*Data segment*:
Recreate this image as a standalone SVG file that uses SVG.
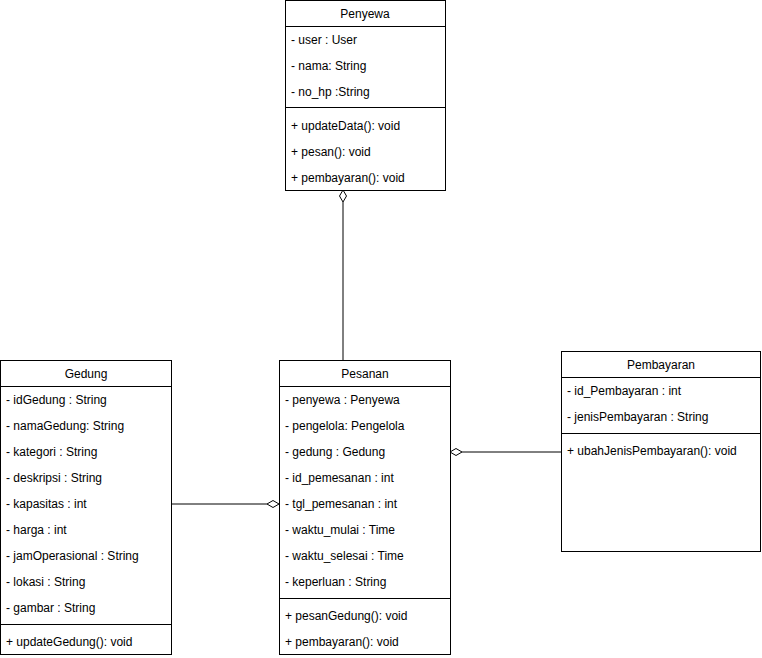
<svg xmlns="http://www.w3.org/2000/svg" width="762" height="658" viewBox="0 0 762 658">
<style>
rect{fill:#fff;stroke:#000;stroke-width:1}
.l{stroke:#000;stroke-width:1;fill:none}
text{font-family:"Liberation Sans",Arial,sans-serif;font-size:12px;fill:#000}
.t{text-anchor:middle}
.d{fill:#fff;stroke:#000;stroke-width:1}
</style>
<rect width="762" height="658" style="fill:#fff;stroke:none"/>
<g id="connectors">
<line class="l" x1="343" y1="202" x2="343" y2="361"/>
<path class="d" d="M343,190 L346.5,196 L343,202 L339.5,196 Z"/>
<line class="l" x1="171" y1="504" x2="267" y2="504"/>
<path class="d" d="M279,504 L273,507.5 L267,504 L273,500.5 Z"/>
<line class="l" x1="462" y1="452" x2="561" y2="452"/>
<path class="d" d="M450,452 L456,448.5 L462,452 L456,455.5 Z"/>
</g>
<g id="Penyewa">
<rect x="285.5" y="0.5" width="160" height="190"/>
<line class="l" x1="285.5" y1="26.5" x2="445.5" y2="26.5"/>
<line class="l" x1="285.5" y1="107.5" x2="445.5" y2="107.5"/>
<text class="t" x="365" y="18">Penyewa</text>
<text x="291" y="44">- user : User</text>
<text x="291" y="70">- nama: String</text>
<text x="291" y="96">- no_hp :String</text>
<text x="291" y="130">+ updateData(): void</text>
<text x="291" y="156">+ pesan(): void</text>
<text x="291" y="182">+ pembayaran(): void</text>
</g>
<g id="Gedung">
<rect x="0.5" y="360.5" width="171" height="294"/>
<line class="l" x1="0.5" y1="386.5" x2="171.5" y2="386.5"/>
<line class="l" x1="0.5" y1="624.5" x2="171.5" y2="624.5"/>
<text class="t" x="86" y="378">Gedung</text>
<text x="6" y="404">- idGedung : String</text>
<text x="6" y="430">- namaGedung: String</text>
<text x="6" y="456">- kategori : String</text>
<text x="6" y="482">- deskripsi : String</text>
<text x="6" y="508">- kapasitas : int</text>
<text x="6" y="534">- harga : int</text>
<text x="6" y="560">- jamOperasional : String</text>
<text x="6" y="586">- lokasi : String</text>
<text x="6" y="612">- gambar : String</text>
<text x="6" y="646">+ updateGedung(): void</text>
</g>
<g id="Pesanan">
<rect x="279.5" y="360.5" width="171" height="294"/>
<line class="l" x1="279.5" y1="386.5" x2="450.5" y2="386.5"/>
<line class="l" x1="279.5" y1="598.5" x2="450.5" y2="598.5"/>
<text class="t" x="365" y="378">Pesanan</text>
<text x="285" y="404">- penyewa : Penyewa</text>
<text x="285" y="430">- pengelola: Pengelola</text>
<text x="285" y="456">- gedung : Gedung</text>
<text x="285" y="482">- id_pemesanan : int</text>
<text x="285" y="508">- tgl_pemesanan : int</text>
<text x="285" y="534">- waktu_mulai : Time</text>
<text x="285" y="560">- waktu_selesai : Time</text>
<text x="285" y="586">- keperluan : String</text>
<text x="285" y="620">+ pesanGedung(): void</text>
<text x="285" y="646">+ pembayaran(): void</text>
</g>
<g id="Pembayaran">
<rect x="561.5" y="351.5" width="199" height="200"/>
<line class="l" x1="561.5" y1="377.5" x2="760.5" y2="377.5"/>
<line class="l" x1="561.5" y1="433.5" x2="760.5" y2="433.5"/>
<text class="t" x="661" y="369">Pembayaran</text>
<text x="567" y="395">- id_Pembayaran : int</text>
<text x="567" y="421">- jenisPembayaran : String</text>
<text x="567" y="455">+ ubahJenisPembayaran(): void</text>
</g>
</svg>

*Description of the task*: Write the lines above out again exactly, without any of their pictures.

*Result for this task*:
Recreate this image as a standalone SVG file that uses SVG.
<svg xmlns="http://www.w3.org/2000/svg" width="762" height="658" viewBox="0 0 762 658">
<style>
rect{fill:#fff;stroke:#000;stroke-width:1}
.l{stroke:#000;stroke-width:1;fill:none}
text{font-family:"Liberation Sans",Arial,sans-serif;font-size:12px;fill:#000}
.t{text-anchor:middle}
.d{fill:#fff;stroke:#000;stroke-width:1}
</style>
<rect width="762" height="658" style="fill:#fff;stroke:none"/>
<g id="connectors">
<line class="l" x1="343" y1="202" x2="343" y2="361"/>
<path class="d" d="M343,190 L346.5,196 L343,202 L339.5,196 Z"/>
<line class="l" x1="171" y1="504" x2="267" y2="504"/>
<path class="d" d="M279,504 L273,507.5 L267,504 L273,500.5 Z"/>
<line class="l" x1="462" y1="452" x2="561" y2="452"/>
<path class="d" d="M450,452 L456,448.5 L462,452 L456,455.5 Z"/>
</g>
<g id="Penyewa">
<rect x="285.5" y="0.5" width="160" height="190"/>
<line class="l" x1="285.5" y1="26.5" x2="445.5" y2="26.5"/>
<line class="l" x1="285.5" y1="107.5" x2="445.5" y2="107.5"/>
<text class="t" x="365" y="18">Penyewa</text>
<text x="291" y="44">- user : User</text>
<text x="291" y="70">- nama: String</text>
<text x="291" y="96">- no_hp :String</text>
<text x="291" y="130">+ updateData(): void</text>
<text x="291" y="156">+ pesan(): void</text>
<text x="291" y="182">+ pembayaran(): void</text>
</g>
<g id="Gedung">
<rect x="0.5" y="360.5" width="171" height="294"/>
<line class="l" x1="0.5" y1="386.5" x2="171.5" y2="386.5"/>
<line class="l" x1="0.5" y1="624.5" x2="171.5" y2="624.5"/>
<text class="t" x="86" y="378">Gedung</text>
<text x="6" y="404">- idGedung : String</text>
<text x="6" y="430">- namaGedung: String</text>
<text x="6" y="456">- kategori : String</text>
<text x="6" y="482">- deskripsi : String</text>
<text x="6" y="508">- kapasitas : int</text>
<text x="6" y="534">- harga : int</text>
<text x="6" y="560">- jamOperasional : String</text>
<text x="6" y="586">- lokasi : String</text>
<text x="6" y="612">- gambar : String</text>
<text x="6" y="646">+ updateGedung(): void</text>
</g>
<g id="Pesanan">
<rect x="279.5" y="360.5" width="171" height="294"/>
<line class="l" x1="279.5" y1="386.5" x2="450.5" y2="386.5"/>
<line class="l" x1="279.5" y1="598.5" x2="450.5" y2="598.5"/>
<text class="t" x="365" y="378">Pesanan</text>
<text x="285" y="404">- penyewa : Penyewa</text>
<text x="285" y="430">- pengelola: Pengelola</text>
<text x="285" y="456">- gedung : Gedung</text>
<text x="285" y="482">- id_pemesanan : int</text>
<text x="285" y="508">- tgl_pemesanan : int</text>
<text x="285" y="534">- waktu_mulai : Time</text>
<text x="285" y="560">- waktu_selesai : Time</text>
<text x="285" y="586">- keperluan : String</text>
<text x="285" y="620">+ pesanGedung(): void</text>
<text x="285" y="646">+ pembayaran(): void</text>
</g>
<g id="Pembayaran">
<rect x="561.5" y="351.5" width="199" height="200"/>
<line class="l" x1="561.5" y1="377.5" x2="760.5" y2="377.5"/>
<line class="l" x1="561.5" y1="433.5" x2="760.5" y2="433.5"/>
<text class="t" x="661" y="369">Pembayaran</text>
<text x="567" y="395">- id_Pembayaran : int</text>
<text x="567" y="421">- jenisPembayaran : String</text>
<text x="567" y="455">+ ubahJenisPembayaran(): void</text>
</g>
</svg>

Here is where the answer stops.